Once the experiment concludes, compare the measured total heat with the calculator’s prediction. Deviations can highlight systematic errors—perhaps the oxygen flow controller drifted, or the calorimeter slug did not fully capture the radiant output. Iteratively adjusting the cycle inputs until prediction and measurement align provides insight into which physical constants need refinement for the specific apparatus.

Future Directions

Research groups continue to refine lattice enthalpy values using coupled cluster and quantum Monte Carlo methods. There is also growing interest in machine learning models that predict thermochemical properties from atomic descriptors. Feeding such predictions into a transparent calculator ensures that the final numbers remain interpretable, bridging AI innovations and traditional thermodynamics. Additionally, new sensor technologies may capture transient spectra during magnesium combustion, providing in situ verification of intermediate species like MgI or MgO^* that could subtly shift ΔH_f.
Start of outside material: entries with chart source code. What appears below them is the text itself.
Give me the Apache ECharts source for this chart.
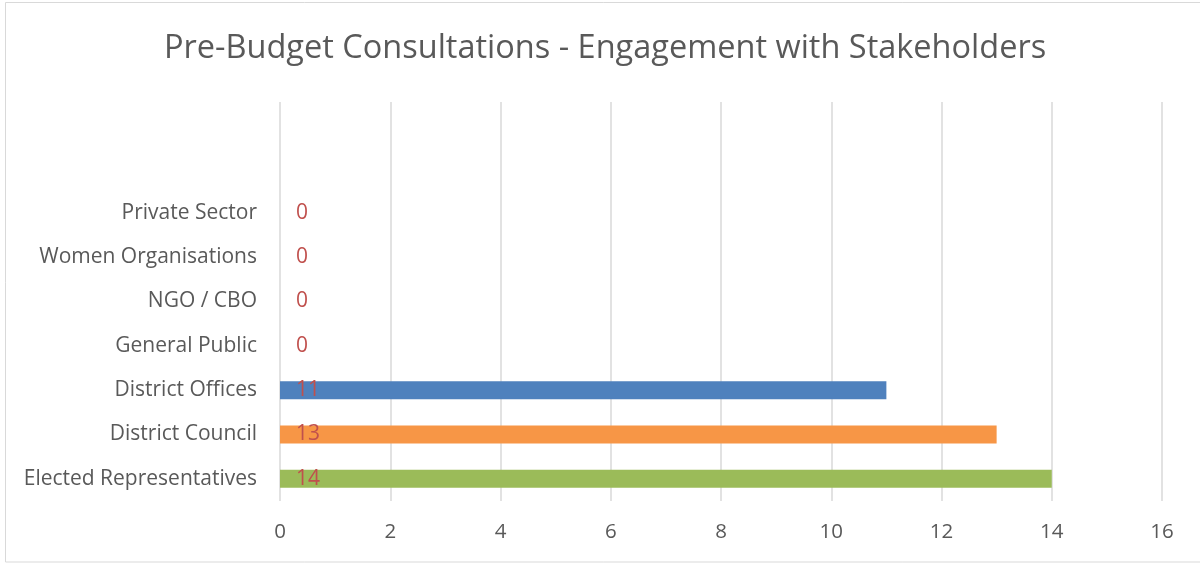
<!DOCTYPE html>
<html>
<head>
<meta charset="utf-8">
<script src="https://cdn.jsdelivr.net/npm/echarts@6/dist/echarts.min.js"></script>
<style>
html,body{margin:0;padding:0;background:#fff;}
#c{width:1200px;height:565px;}
</style>
</head>
<body>
<div id="c"></div>
<script>
var titleText = 'Pre-Budget Consultations - Engagement with Stakeholders';
var categories = ['Elected Representatives', 'District Council', 'District Offices', 'General Public', 'NGO / CBO', 'Women Organisations', 'Private Sector'];
var values = [14, 13, 11, 0, 0, 0, 0];
var barColors = ['#9BBB59', '#F79646', '#4F81BD', '#4F81BD', '#4F81BD', '#4F81BD', '#4F81BD'];
var xTicks = { min: 0, max: 16, interval: 2 };
var emptySlots = 2;

var axisCats = categories.slice();
var seriesData = values.map(function (v, i) {
  return { value: v, itemStyle: { color: barColors[i] } };
});
for (var k = 0; k < emptySlots; k++) {
  axisCats.push(' '.repeat(k + 1));
  seriesData.push('-');
}

var chart = echarts.init(document.getElementById('c'), null, { renderer: 'canvas' });
chart.setOption({
  backgroundColor: '#fff',
  animation: false,
  title: {
    text: titleText,
    left: 159,
    top: 27,
    textStyle: { fontFamily: 'Open Sans', fontSize: 32.5, fontWeight: 'normal', color: '#595959' }
  },
  graphic: [{
    type: 'rect',
    shape: { x: 5.5, y: 2.5, width: 1200, height: 559.5 },
    style: { fill: 'none', stroke: '#d9d9d9', lineWidth: 1 },
    silent: true
  }],
  grid: { left: 280, right: 38, top: 102, bottom: 64, containLabel: false },
  xAxis: {
    type: 'value',
    min: xTicks.min, max: xTicks.max, interval: xTicks.interval,
    axisLine: { show: false },
    axisTick: { show: false },
    splitLine: { show: true, lineStyle: { color: '#d9d9d9', width: 1.5 } },
    axisLabel: { color: '#595959', fontFamily: 'Open Sans', fontSize: 20.5, margin: 21 }
  },
  yAxis: {
    type: 'category',
    data: axisCats,
    axisLine: { show: false },
    axisTick: { show: false },
    splitLine: { show: false },
    axisLabel: { color: '#595959', fontFamily: 'Open Sans', fontSize: 21, margin: 23 }
  },
  series: [{
    type: 'bar',
    data: seriesData,
    barWidth: 18,
    label: {
      show: true,
      position: 'insideLeft',
      distance: 16,
      color: '#C0504D',
      fontFamily: 'Open Sans',
      fontSize: 21
    }
  }]
});
</script>
</body>
</html>
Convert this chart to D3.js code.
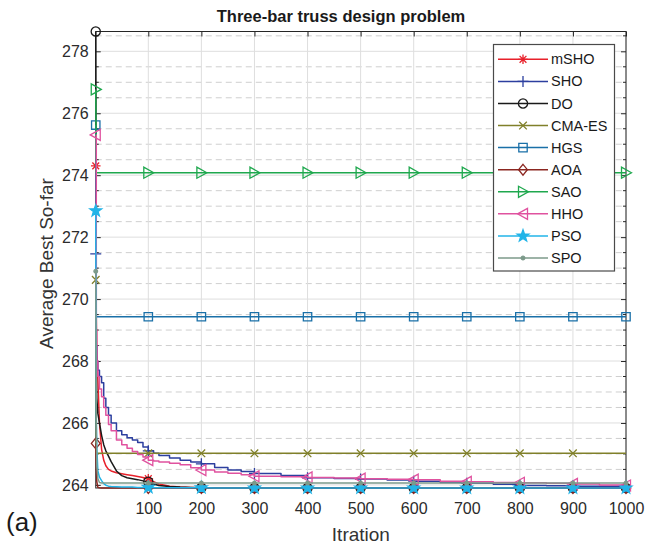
<!DOCTYPE html>
<html>
<head>
<meta charset="utf-8">
<script src="https://cdn.jsdelivr.net/npm/d3@7"></script>
<style>
  body { margin: 0; background: #fff; }
  svg { display: block; }
  text { font-family: "Liberation Sans", Arial, Helvetica, sans-serif; }
</style>
</head>
<body>
<svg id="chart" width="648" height="545"></svg>
<script>
// Iteration knots at which each convergence curve is sampled
const iterations = [1, 2, 3, 5, 8, 12, 16, 20, 25, 30, 40, 50, 60, 70, 80, 90, 100, 110, 120, 140,
  160, 180, 200, 225, 250, 275, 300, 350, 400, 450, 500, 550, 600, 650, 700, 750, 800, 850, 900, 950, 1000];

// Average best-so-far objective value of each algorithm
const mSHO = [274.30, 269.5, 268.2, 267.4, 266.0, 265.15, 264.8, 264.62, 264.5, 264.45, 264.39, 264.36, 264.33, 264.30, 264.27, 264.24, 264.20, 264.10, 264.03, 263.96,
  263.93, 263.92, 263.91, 263.90, 263.90, 263.90, 263.90, 263.90, 263.90, 263.90, 263.90, 263.90, 263.90, 263.90, 263.90, 263.90, 263.90, 263.90, 263.90, 263.90, 263.90];
const SHO = [271.46, 268.5, 268.0, 267.7, 267.5, 267.3, 266.8, 266.5, 266.25, 266.0, 265.75, 265.62, 265.52, 265.45, 265.37, 265.22, 265.1, 265.02, 264.95, 264.87,
  264.8, 264.74, 264.68, 264.56, 264.48, 264.43, 264.37, 264.3, 264.23, 264.21, 264.19, 264.16, 264.12, 264.08, 264.05, 264.02, 263.98, 263.97, 263.96, 263.96, 263.95];
const DO = [278.64, 267.6, 266.8, 266.3, 266.0, 265.6, 265.3, 265.1, 264.93, 264.75, 264.45, 264.3, 264.23, 264.2, 264.17, 264.13, 264.1, 264.03, 263.98, 263.95,
  263.93, 263.92, 263.91, 263.90, 263.90, 263.90, 263.90, 263.90, 263.90, 263.90, 263.90, 263.90, 263.90, 263.90, 263.90, 263.90, 263.90, 263.90, 263.90, 263.90, 263.90];
const CMAES = [270.62, 265.02, 265.02, 265.02, 265.02, 265.02, 265.02, 265.02, 265.02, 265.02, 265.02, 265.02, 265.02, 265.02, 265.02, 265.02, 265.02, 265.02, 265.02, 265.02,
  265.02, 265.02, 265.02, 265.02, 265.02, 265.02, 265.02, 265.02, 265.02, 265.02, 265.02, 265.02, 265.02, 265.02, 265.02, 265.02, 265.02, 265.02, 265.02, 265.02, 265.02];
const HGS = [275.62, 269.43, 269.43, 269.43, 269.43, 269.43, 269.43, 269.43, 269.43, 269.43, 269.43, 269.43, 269.43, 269.43, 269.43, 269.43, 269.43, 269.43, 269.43, 269.43,
  269.43, 269.43, 269.43, 269.43, 269.43, 269.43, 269.43, 269.43, 269.43, 269.43, 269.43, 269.43, 269.43, 269.43, 269.43, 269.43, 269.43, 269.43, 269.43, 269.43, 269.43];
const AOA = [265.34, 264.6, 264.1, 263.92, 263.91, 263.90, 263.90, 263.90, 263.90, 263.90, 263.90, 263.90, 263.90, 263.90, 263.90, 263.90, 263.90, 263.90, 263.90, 263.90,
  263.90, 263.90, 263.90, 263.90, 263.90, 263.90, 263.90, 263.90, 263.90, 263.90, 263.90, 263.90, 263.90, 263.90, 263.90, 263.90, 263.90, 263.90, 263.90, 263.90, 263.90];
const SAO = [276.77, 274.08, 274.08, 274.08, 274.08, 274.08, 274.08, 274.08, 274.08, 274.08, 274.08, 274.08, 274.08, 274.08, 274.08, 274.08, 274.08, 274.08, 274.08, 274.08,
  274.08, 274.08, 274.08, 274.08, 274.08, 274.08, 274.08, 274.08, 274.08, 274.08, 274.08, 274.08, 274.08, 274.08, 274.08, 274.08, 274.08, 274.08, 274.08, 274.08, 274.08];
const HHO = [275.30, 269.0, 268.0, 267.5, 267.1, 266.85, 266.5, 266.25, 265.95, 265.75, 265.45, 265.3, 265.18, 265.08, 264.98, 264.9, 264.8, 264.77, 264.74, 264.7,
  264.65, 264.55, 264.48, 264.42, 264.38, 264.33, 264.28, 264.26, 264.24, 264.22, 264.2, 264.18, 264.17, 264.12, 264.1, 264.08, 264.07, 264.05, 264.03, 264.0, 263.98];
const PSO = [272.85, 266.2, 265.2, 264.45, 264.25, 264.14, 264.04, 263.99, 263.96, 263.95, 263.94, 263.93, 263.93, 263.93, 263.92, 263.92, 263.92, 263.91, 263.91, 263.91,
  263.91, 263.91, 263.91, 263.90, 263.90, 263.90, 263.90, 263.90, 263.90, 263.90, 263.90, 263.90, 263.90, 263.90, 263.90, 263.90, 263.90, 263.90, 263.90, 263.90, 263.90];
const SPO = [270.9, 266.0, 264.6, 264.2, 264.08, 264.06, 264.06, 264.06, 264.06, 264.06, 264.06, 264.06, 264.06, 264.06, 264.06, 264.06, 264.06, 264.06, 264.06, 264.06,
  264.06, 264.06, 264.06, 264.06, 264.06, 264.06, 264.06, 264.06, 264.06, 264.06, 264.06, 264.06, 264.06, 264.06, 264.06, 264.06, 264.06, 264.06, 264.06, 264.06, 264.06];

const seriesNames = ["mSHO", "SHO", "DO", "CMA-ES", "HGS", "AOA", "SAO", "HHO", "PSO", "SPO"];
const seriesValues = [mSHO, SHO, DO, CMAES, HGS, AOA, SAO, HHO, PSO, SPO];
const seriesColors = ["#e8212b", "#2c3f9f", "#1a1a1a", "#80802a", "#1a70a8", "#8b2620", "#1fa84e", "#e0529f", "#22b4e8", "#7c9a8a"];
const seriesMarkers = ["asterisk", "plus", "circle", "cross", "square", "diamond", "triRight", "triLeft", "pentagram", "dot"];
const seriesSteps = [false, true, false, false, false, false, false, true, false, false];

// Iterations that carry a marker
const markerIterations = [1, 100, 200, 300, 400, 500, 600, 700, 800, 900, 1000];
const cmaesMarkerIterations = [1, 100, 200, 300, 400, 500, 600, 700, 800, 900];

const xTicks = [100, 200, 300, 400, 500, 600, 700, 800, 900, 1000];
const yTicks = [264, 266, 268, 270, 272, 274, 276, 278];
const yMinorTicks = d3.range(264, 278.51, 0.5).filter(v => Math.abs(v / 2 - Math.round(v / 2)) > 1e-6);

const svg = d3.select("#chart");
const plot = { left: 95.75, right: 626, top: 31.5, bottom: 488 };

const allValues = seriesValues.flat();
const x = d3.scaleLinear().domain([1, 1000]).range([plot.left, plot.right]);
const y = d3.scaleLinear().domain([d3.min(allValues), d3.max(allValues)]).range([plot.bottom, plot.top]);

// Grid
const grid = svg.append("g");
grid.selectAll("line.minor").data(yMinorTicks).join("line")
  .attr("x1", plot.left).attr("x2", plot.right)
  .attr("y1", d => y(d)).attr("y2", d => y(d))
  .attr("stroke", "#cfcfcf").attr("stroke-width", 1).attr("stroke-dasharray", "6,4");
grid.selectAll("line.hmaj").data(yTicks).join("line")
  .attr("x1", plot.left).attr("x2", plot.right)
  .attr("y1", d => y(d)).attr("y2", d => y(d))
  .attr("stroke", "#dedede").attr("stroke-width", 1);
grid.selectAll("line.vmaj").data(xTicks).join("line")
  .attr("y1", plot.top).attr("y2", plot.bottom)
  .attr("x1", d => x(d)).attr("x2", d => x(d))
  .attr("stroke", "#dedede").attr("stroke-width", 1);

// Axes (ticks pointing inward)
const axisColor = "#262626";
const xAxis = svg.append("g").attr("transform", `translate(0,${plot.bottom})`)
  .call(d3.axisBottom(x).tickValues(xTicks).tickFormat(d3.format("d")).tickSize(-5).tickPadding(15).tickSizeOuter(0));
const xAxisTop = svg.append("g").attr("transform", `translate(0,${plot.top})`)
  .call(d3.axisTop(x).tickValues(xTicks).tickSize(-5).tickFormat("").tickSizeOuter(0));
const yAxis = svg.append("g").attr("transform", `translate(${plot.left},0)`)
  .call(d3.axisLeft(y).tickValues(yTicks).tickFormat(d3.format("d")).tickSize(-5).tickPadding(7).tickSizeOuter(0));
const yAxisRight = svg.append("g").attr("transform", `translate(${plot.right},0)`)
  .call(d3.axisRight(y).tickValues(yTicks).tickSize(-5).tickFormat("").tickSizeOuter(0));
[xAxis, xAxisTop, yAxis, yAxisRight].forEach(g => {
  g.select(".domain").remove();
  g.selectAll(".tick line").attr("stroke", axisColor);
  g.selectAll(".tick text").attr("fill", "#2b2b2b").style("font-size", "16px")
    .style("font-family", '"Liberation Sans", Arial, sans-serif');
});
// Minor y ticks on both sides
svg.append("g").selectAll("line").data(yMinorTicks).join("line")
  .attr("x1", plot.left).attr("x2", plot.left + 3)
  .attr("y1", d => y(d)).attr("y2", d => y(d)).attr("stroke", axisColor);
svg.append("g").selectAll("line").data(yMinorTicks).join("line")
  .attr("x1", plot.right - 3).attr("x2", plot.right)
  .attr("y1", d => y(d)).attr("y2", d => y(d)).attr("stroke", axisColor);

// Axes box
svg.append("rect")
  .attr("x", plot.left).attr("y", plot.top)
  .attr("width", plot.right - plot.left).attr("height", plot.bottom - plot.top)
  .attr("fill", "none").attr("stroke", axisColor).attr("stroke-width", 1);

// Marker shapes
function markerPath(type) {
  switch (type) {
    case "asterisk": return "M-4.8,0H4.8M0,-4.8V4.8M-3.4,-3.4L3.4,3.4M-3.4,3.4L3.4,-3.4";
    case "plus": return "M-5.5,0H5.5M0,-5.5V5.5";
    case "circle": return "M4.6,0A4.6,4.6 0 1,1 -4.6,0A4.6,4.6 0 1,1 4.6,0Z";
    case "cross": return "M-3.8,-3.8L3.8,3.8M-3.8,3.8L3.8,-3.8";
    case "square": return "M-4.2,-4.2H4.2V4.2H-4.2Z";
    case "diamond": return "M0,-5.4L4.4,0L0,5.4L-4.4,0Z";
    case "triRight": return "M5.5,0L-4.5,-5.5L-4.5,5.5Z";
    case "triLeft": return "M-5.5,0L4.5,-5.5L4.5,5.5Z";
    case "pentagram": {
      const pts = d3.range(10).map(i => {
        const r = i % 2 === 0 ? 6.2 : 2.5;
        const a = -Math.PI / 2 + i * Math.PI / 5;
        return [r * Math.cos(a), r * Math.sin(a)];
      });
      return "M" + pts.map(p => p.join(",")).join("L") + "Z";
    }
    case "dot": return "M1.8,0A1.8,1.8 0 1,1 -1.8,0A1.8,1.8 0 1,1 1.8,0Z";
  }
}
const filledMarkers = new Set(["pentagram", "dot"]);

function drawMarker(g, type, color, cx, cy) {
  g.append("path")
    .attr("d", markerPath(type))
    .attr("transform", `translate(${cx},${cy})`)
    .attr("fill", filledMarkers.has(type) ? color : "none")
    .attr("stroke", color)
    .attr("stroke-width", 1.3)
    .attr("stroke-linejoin", "miter");
}

// Convergence curves, each followed by its markers
const series = svg.append("g");
seriesNames.forEach((name, si) => {
  const vals = seriesValues[si];
  const pts = iterations.map((it, i) => [it, vals[i]]);
  const line = d3.line()
    .x(d => x(d[0])).y(d => y(d[1]))
    .curve(seriesSteps[si] ? d3.curveStepAfter : d3.curveLinear);
  const g = series.append("g");
  g.append("path").datum(pts)
    .attr("d", line)
    .attr("fill", "none")
    .attr("stroke", seriesColors[si])
    .attr("stroke-width", 1.5)
    .attr("stroke-linejoin", "round");
  const mIters = name === "CMA-ES" ? cmaesMarkerIterations : markerIterations;
  mIters.forEach(it => {
    const idx = iterations.indexOf(it);
    drawMarker(g, seriesMarkers[si], seriesColors[si], x(it), y(vals[idx]));
  });
});

// Legend
const legend = { x0: 493.5, y0: 44.5, x1: 614.5, y1: 271, rowY: 59.3, rowStep: 22.08 };
svg.append("rect")
  .attr("x", legend.x0).attr("y", legend.y0)
  .attr("width", legend.x1 - legend.x0).attr("height", legend.y1 - legend.y0)
  .attr("fill", "#fff").attr("stroke", "#4a4a4a").attr("stroke-width", 1.2);
seriesNames.forEach((name, si) => {
  const ry = legend.rowY + si * legend.rowStep;
  const g = svg.append("g");
  g.append("line").attr("x1", 498).attr("x2", 548).attr("y1", ry).attr("y2", ry)
    .attr("stroke", seriesColors[si]).attr("stroke-width", 1.5);
  drawMarker(g, seriesMarkers[si], seriesColors[si], 523, ry);
  g.append("text").attr("x", 551).attr("y", ry).attr("dy", "0.35em")
    .attr("fill", "#1a1a1a").style("font-size", "14.5px").text(name);
});

// Title and axis labels
svg.append("text").attr("x", 341).attr("y", 22)
  .attr("text-anchor", "middle").attr("fill", "#1a1a1a")
  .style("font-size", "16.5px").style("font-weight", "bold")
  .text("Three-bar truss design problem");
svg.append("text").attr("x", (plot.left + plot.right) / 2).attr("y", 541)
  .attr("text-anchor", "middle").attr("fill", "#333")
  .style("font-size", "19px").text("Itration");
svg.append("text")
  .attr("transform", "translate(53,263.5) rotate(-90)")
  .attr("text-anchor", "middle").attr("fill", "#333")
  .style("font-size", "19px").text("Average Best So-far");
svg.append("text").attr("x", 6).attr("y", 531)
  .attr("fill", "#1a1a1a").style("font-size", "26px").text("(a)");
</script>
</body>
</html>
When those datasets emerge, updating the calculator is as simple as changing a few fields.

Ultimately, the heat of formation for MgO encapsulates a wealth of physical chemistry: electronic transitions, ionic bonding, and solid-state cohesion. By combining authoritative references, intuitive interfaces, and dynamic visualization, professionals can maintain rigorous control over their calculations and iterate more quickly toward high-performance materials.